STATED GOAL:
Return the entries below verbatim. Pictures stay out.

Excerpt from a dataset:
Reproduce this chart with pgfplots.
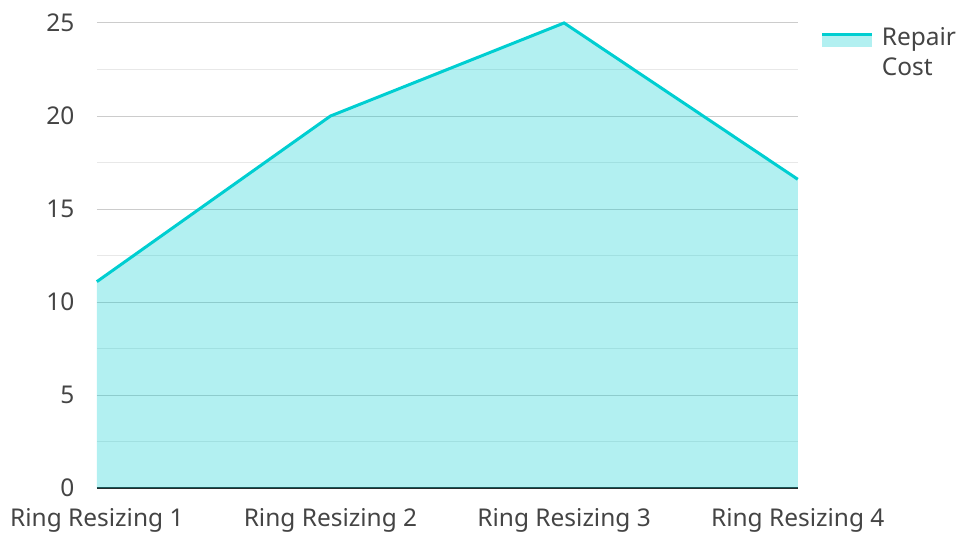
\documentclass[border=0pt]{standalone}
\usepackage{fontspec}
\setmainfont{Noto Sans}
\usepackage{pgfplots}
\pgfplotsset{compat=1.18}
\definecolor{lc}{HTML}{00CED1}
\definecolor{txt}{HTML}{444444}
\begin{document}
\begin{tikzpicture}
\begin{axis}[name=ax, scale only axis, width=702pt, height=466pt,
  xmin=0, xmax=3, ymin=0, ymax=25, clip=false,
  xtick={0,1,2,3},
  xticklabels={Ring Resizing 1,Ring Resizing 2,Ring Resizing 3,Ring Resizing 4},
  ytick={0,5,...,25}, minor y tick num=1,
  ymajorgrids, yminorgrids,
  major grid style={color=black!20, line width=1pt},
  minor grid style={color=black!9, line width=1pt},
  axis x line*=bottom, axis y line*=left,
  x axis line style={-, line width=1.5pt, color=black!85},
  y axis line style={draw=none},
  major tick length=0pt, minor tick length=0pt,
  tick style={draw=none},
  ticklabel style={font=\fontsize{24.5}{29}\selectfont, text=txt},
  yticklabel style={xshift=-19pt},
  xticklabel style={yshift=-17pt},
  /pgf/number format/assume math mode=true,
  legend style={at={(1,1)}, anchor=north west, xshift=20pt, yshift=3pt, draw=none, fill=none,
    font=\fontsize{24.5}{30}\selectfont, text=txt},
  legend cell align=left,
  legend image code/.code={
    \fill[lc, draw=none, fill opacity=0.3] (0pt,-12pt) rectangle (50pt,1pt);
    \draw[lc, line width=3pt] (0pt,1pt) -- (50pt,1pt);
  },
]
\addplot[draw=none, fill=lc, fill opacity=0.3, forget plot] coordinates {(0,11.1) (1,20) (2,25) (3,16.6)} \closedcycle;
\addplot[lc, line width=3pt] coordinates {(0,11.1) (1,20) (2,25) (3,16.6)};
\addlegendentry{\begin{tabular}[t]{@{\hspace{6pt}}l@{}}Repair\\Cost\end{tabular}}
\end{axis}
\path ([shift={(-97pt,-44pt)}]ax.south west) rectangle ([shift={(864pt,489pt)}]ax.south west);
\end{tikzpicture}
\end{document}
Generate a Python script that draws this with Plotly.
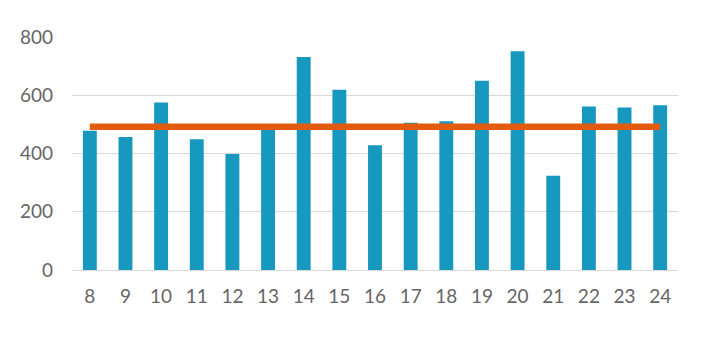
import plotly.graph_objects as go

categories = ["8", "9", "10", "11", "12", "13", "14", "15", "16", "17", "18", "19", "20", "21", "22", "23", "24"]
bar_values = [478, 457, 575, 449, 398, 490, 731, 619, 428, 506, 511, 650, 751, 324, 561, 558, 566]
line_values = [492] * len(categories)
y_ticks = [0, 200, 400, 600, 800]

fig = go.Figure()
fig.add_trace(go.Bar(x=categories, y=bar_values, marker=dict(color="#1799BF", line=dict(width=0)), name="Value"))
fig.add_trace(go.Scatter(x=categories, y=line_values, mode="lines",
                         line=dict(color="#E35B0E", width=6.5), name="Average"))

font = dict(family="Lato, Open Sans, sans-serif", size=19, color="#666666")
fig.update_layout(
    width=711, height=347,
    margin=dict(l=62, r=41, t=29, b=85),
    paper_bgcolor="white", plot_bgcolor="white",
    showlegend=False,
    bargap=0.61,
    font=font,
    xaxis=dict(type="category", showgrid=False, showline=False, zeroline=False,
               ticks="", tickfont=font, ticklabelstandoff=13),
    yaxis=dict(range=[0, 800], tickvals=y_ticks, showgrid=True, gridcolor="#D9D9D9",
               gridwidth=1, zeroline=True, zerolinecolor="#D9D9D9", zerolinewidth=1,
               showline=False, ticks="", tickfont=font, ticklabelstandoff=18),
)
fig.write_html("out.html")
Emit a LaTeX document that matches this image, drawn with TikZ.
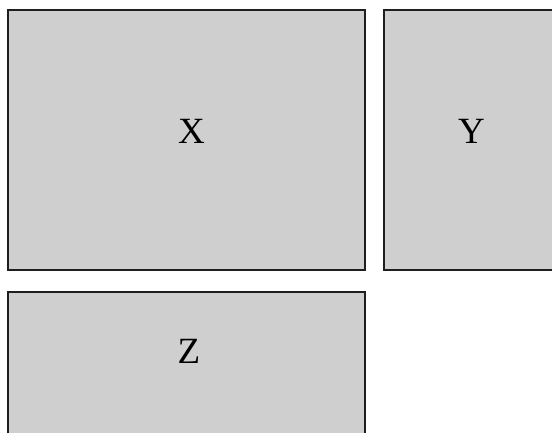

RESULT FOR THIS EXERCISE:
Reproduce this chart with pgfplots.
\documentclass[border=0pt]{standalone}
\usepackage{fontspec}
\setmainfont{Noto Sans}
\usepackage{pgfplots}
\pgfplotsset{compat=1.18}
\definecolor{lc}{HTML}{00CED1}
\definecolor{txt}{HTML}{444444}
\begin{document}
\begin{tikzpicture}
\begin{axis}[name=ax, scale only axis, width=702pt, height=466pt,
  xmin=0, xmax=3, ymin=0, ymax=25, clip=false,
  xtick={0,1,2,3},
  xticklabels={Ring Resizing 1,Ring Resizing 2,Ring Resizing 3,Ring Resizing 4},
  ytick={0,5,...,25}, minor y tick num=1,
  ymajorgrids, yminorgrids,
  major grid style={color=black!20, line width=1pt},
  minor grid style={color=black!9, line width=1pt},
  axis x line*=bottom, axis y line*=left,
  x axis line style={-, line width=1.5pt, color=black!85},
  y axis line style={draw=none},
  major tick length=0pt, minor tick length=0pt,
  tick style={draw=none},
  ticklabel style={font=\fontsize{24.5}{29}\selectfont, text=txt},
  yticklabel style={xshift=-19pt},
  xticklabel style={yshift=-17pt},
  /pgf/number format/assume math mode=true,
  legend style={at={(1,1)}, anchor=north west, xshift=20pt, yshift=3pt, draw=none, fill=none,
    font=\fontsize{24.5}{30}\selectfont, text=txt},
  legend cell align=left,
  legend image code/.code={
    \fill[lc, draw=none, fill opacity=0.3] (0pt,-12pt) rectangle (50pt,1pt);
    \draw[lc, line width=3pt] (0pt,1pt) -- (50pt,1pt);
  },
]
\addplot[draw=none, fill=lc, fill opacity=0.3, forget plot] coordinates {(0,11.1) (1,20) (2,25) (3,16.6)} \closedcycle;
\addplot[lc, line width=3pt] coordinates {(0,11.1) (1,20) (2,25) (3,16.6)};
\addlegendentry{\begin{tabular}[t]{@{\hspace{6pt}}l@{}}Repair\\Cost\end{tabular}}
\end{axis}
\path ([shift={(-97pt,-44pt)}]ax.south west) rectangle ([shift={(864pt,489pt)}]ax.south west);
\end{tikzpicture}
\end{document}
Generate a Python script that draws this with Plotly.
import plotly.graph_objects as go

categories = ["8", "9", "10", "11", "12", "13", "14", "15", "16", "17", "18", "19", "20", "21", "22", "23", "24"]
bar_values = [478, 457, 575, 449, 398, 490, 731, 619, 428, 506, 511, 650, 751, 324, 561, 558, 566]
line_values = [492] * len(categories)
y_ticks = [0, 200, 400, 600, 800]

fig = go.Figure()
fig.add_trace(go.Bar(x=categories, y=bar_values, marker=dict(color="#1799BF", line=dict(width=0)), name="Value"))
fig.add_trace(go.Scatter(x=categories, y=line_values, mode="lines",
                         line=dict(color="#E35B0E", width=6.5), name="Average"))

font = dict(family="Lato, Open Sans, sans-serif", size=19, color="#666666")
fig.update_layout(
    width=711, height=347,
    margin=dict(l=62, r=41, t=29, b=85),
    paper_bgcolor="white", plot_bgcolor="white",
    showlegend=False,
    bargap=0.61,
    font=font,
    xaxis=dict(type="category", showgrid=False, showline=False, zeroline=False,
               ticks="", tickfont=font, ticklabelstandoff=13),
    yaxis=dict(range=[0, 800], tickvals=y_ticks, showgrid=True, gridcolor="#D9D9D9",
               gridwidth=1, zeroline=True, zerolinecolor="#D9D9D9", zerolinewidth=1,
               showline=False, ticks="", tickfont=font, ticklabelstandoff=18),
)
fig.write_html("out.html")
Emit a LaTeX document that matches this image, drawn with TikZ.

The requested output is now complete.